January 20, 1961, was a bitterly cold day in Washington. And yet, as John and Jackie Kennedy set out on foot from the White House to the Capitol for JFK's inauguration as president, the sense of cheer and confidence was palpable.
This, after all, was the dawn of "Camelot" — the evocative label forever associated with Kennedy's administration, born of the young president's fondness for the musical of the same name. LIFE magazine sent several of its best photographers to D.C. to chronicle the inauguration (and its slew of star-studded parties). A week later, the magazine ran nearly 20 pictures from the event; many, many more photos were not published in LIFE. Here, LIFE.com presents the best of those pictures that ran, and many that did not.

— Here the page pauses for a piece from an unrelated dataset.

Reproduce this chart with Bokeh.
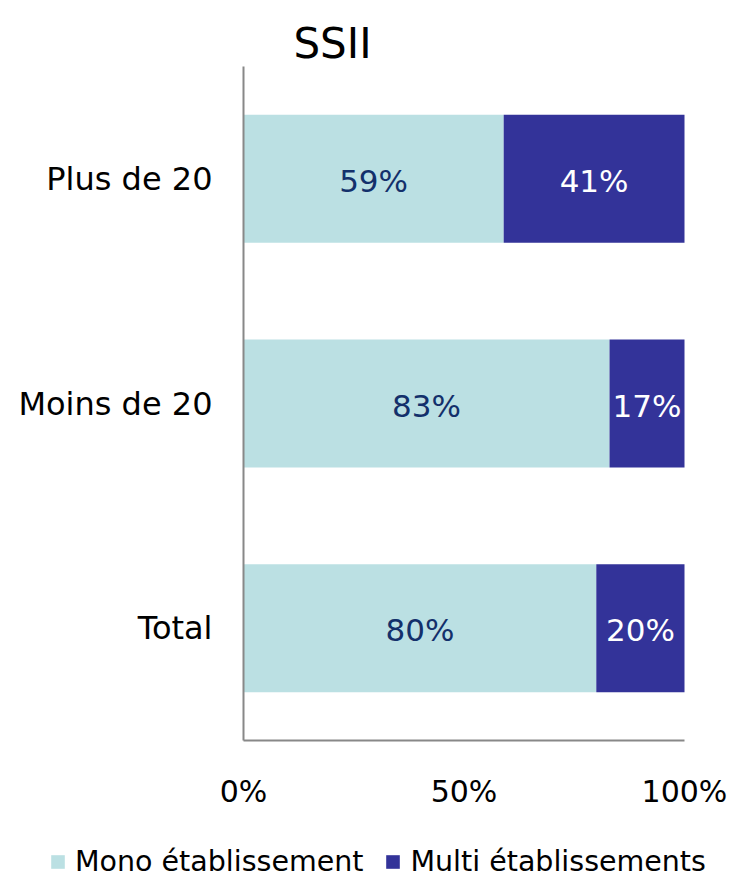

In his inaugural address — one of the most memorable in history — Kennedy did not skirt the very real, very present danger posed by mutual mistrust and enmity between East and West at the height of the Cold War, nor did he accept that danger as a fixed, immutable state of affairs.

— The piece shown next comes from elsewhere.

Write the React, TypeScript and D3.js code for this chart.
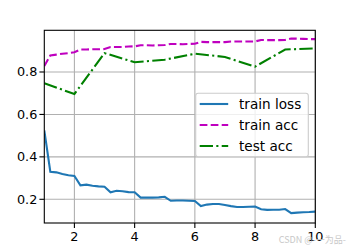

"If a beachhead of cooperation," he said, "may push back the jungle of suspicion, let both sides [America and its allies, and the Soviet Union and its satellites] join in creating a new endeavor — not a new balance of power, but a new world of law, where the strong are just and the weak secure and the peace preserved. This will not be finished in the first 100 days. Nor will it be finished in the first 1,000 days, nor in the life of this Administration, nor even perhaps in our lifetime on this planet. But let us begin."

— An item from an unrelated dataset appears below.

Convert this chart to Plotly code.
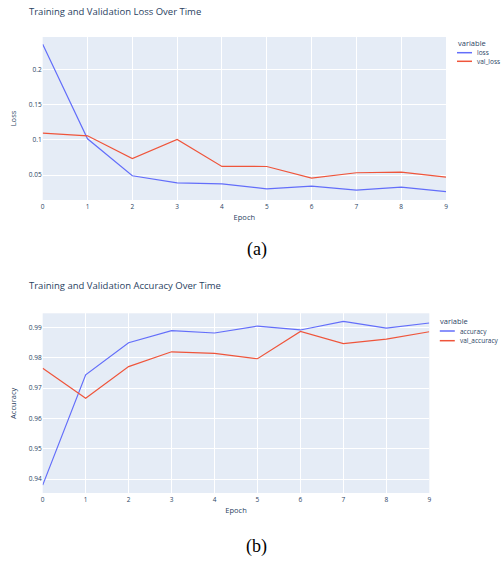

"To those nations who would make themselves our adversary," Kennedy said, "we offer not a pledge but a request: that both sides begin anew the quest for peace, before the dark powers of destruction unleashed by science engulf all humanity in planned or accidental self-destruction."
Perhaps the most heartfelt words uttered that day, meanwhile, came not from JFK, but from the 87-year-old poet Robert Frost. A four-time Pulitzer Prize winner and the quintessential New England bard (albeit born in California), Frost penned a new poem for the inauguration, but the intense glare of the January sun made it impossible for him to read his own manuscript. After struggling for a bit, and after Lyndon Johnson stood and tried to help (using his own top hat to shield the page), Frost abandoned the effort and instead recited, from memory, a famous, earlier poem: "The Gift Outright," written nearly 20 years before, which reads in part, "we gave ourselves outright … To the land vaguely realizing westward."
It seemed then, and still feels, an appropriately optimistic sentiment in the early days of the 1960s.